Comprehensive Analysis
VSE Corporation operates through two primary business segments: Aviation and Fleet. The Aviation segment provides Maintenance, Repair, and Overhaul (MRO) services and parts distribution for business and general aviation (B&GA) aircraft, as well as for government and military planes. This involves everything from engine repairs to component overhauls. The Fleet segment focuses on managing parts supply, inventory, and maintenance services for commercial and government ground vehicle fleets. Its cornerstone client is the United States Postal Service (USPS), for which it has been a long-standing parts provider.
The company's business model is centered on generating recurring revenue from essential, non-discretionary services and parts. Revenue is earned through fixed-price contracts, time-and-materials work, and part sales. Key cost drivers include the procurement of parts from manufacturers and the salaries of its skilled technicians and logistics experts. VSEC positions itself as a critical service partner in the value chain, ensuring that its clients' aircraft and vehicles remain operational. Unlike large manufacturers, VSEC's value is in its logistical expertise and ability to efficiently manage the aftermarket needs of its niche customer base.
VSEC's competitive moat is built on a few key pillars: long-term customer relationships, particularly with government entities, and regulatory certifications. The FAA and other approvals required for MRO work create a meaningful barrier for new competitors. However, this moat is relatively narrow when compared to industry leaders. The company lacks the proprietary technology of HEICO, the massive installed base of an OEM like Safran, or the global scale of AAR Corp. and StandardAero. Its competitive advantage is based on service and execution within its niches, rather than a structural, hard-to-replicate asset.

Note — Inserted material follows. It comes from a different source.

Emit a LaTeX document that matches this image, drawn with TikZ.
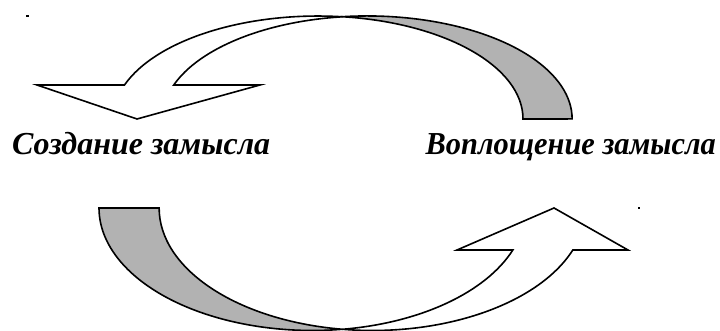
\documentclass[tikz,border=0pt]{standalone}
\usepackage{fontspec}
\setmainfont{Liberation Serif}
\begin{document}
\begin{tikzpicture}[x=1pt,y=1pt]
\tikzset{
  front/.style={draw=black, line width=1.6pt, fill=white},
  back/.style={draw=black, line width=1.6pt, fill=black!30},
  lbl/.style={font=\fontsize{32}{38}\selectfont\bfseries\itshape, inner sep=0pt},
  ell/.style={x radius=205, y radius=103},
  ellb/.style={x radius=213.4, y radius=122.5}
}
\useasboundingbox (0,0) rectangle (720,331);
% top curved arrow (pointing down-left)
\draw[front] (124.5,246) arc[ell, start angle=160.7, end angle=83.1]
  arc[ell, start angle=96.9, end angle=160.7]
  -- (260,246) -- (137,212) -- (37,246) -- cycle;
\draw[back] (342.5,314.3) arc[ell, start angle=96.9, end angle=0]
  -- (523,212) arc[ell, start angle=0, end angle=83.1] -- cycle;
% bottom curved arrow (pointing up-right)
\draw[back] (99,123) arc[ellb, start angle=180, end angle=278.1]
  arc[ellb, start angle=261.9, end angle=180] -- cycle;
\draw[front] (342.4,1.7) arc[ellb, start angle=-81.9, end angle=-20.05]
  -- (457,81) -- (554,123) -- (628,81) -- (572.8,81)
  arc[ellb, start angle=-20.05, end angle=-98.1] -- cycle;
% labels
\node[lbl, anchor=base west] (create) at (12,176) {Создание замысла};
\node[lbl, anchor=base east, xscale=0.95] (embody) at (716,176) {Воплощение замысла};
% stray dots
\fill (26,314) rectangle (29,316);
\fill (637.5,122) rectangle (640,124);
\end{tikzpicture}
\end{document}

The primary strength of VSEC's model is its resilience, as aftermarket services are less cyclical than new equipment sales. Its key vulnerability is its lack of scale and pricing power, which results in operating margins of around 5%, well below the 10-20% margins of higher-quality peers. Furthermore, its heavy dependence on the USPS contract creates significant concentration risk. Overall, VSEC's business model appears durable for the long term, but its competitive edge is not strong enough to consistently generate high returns on capital, making it a solid but not exceptional player in the aerospace and defense services market.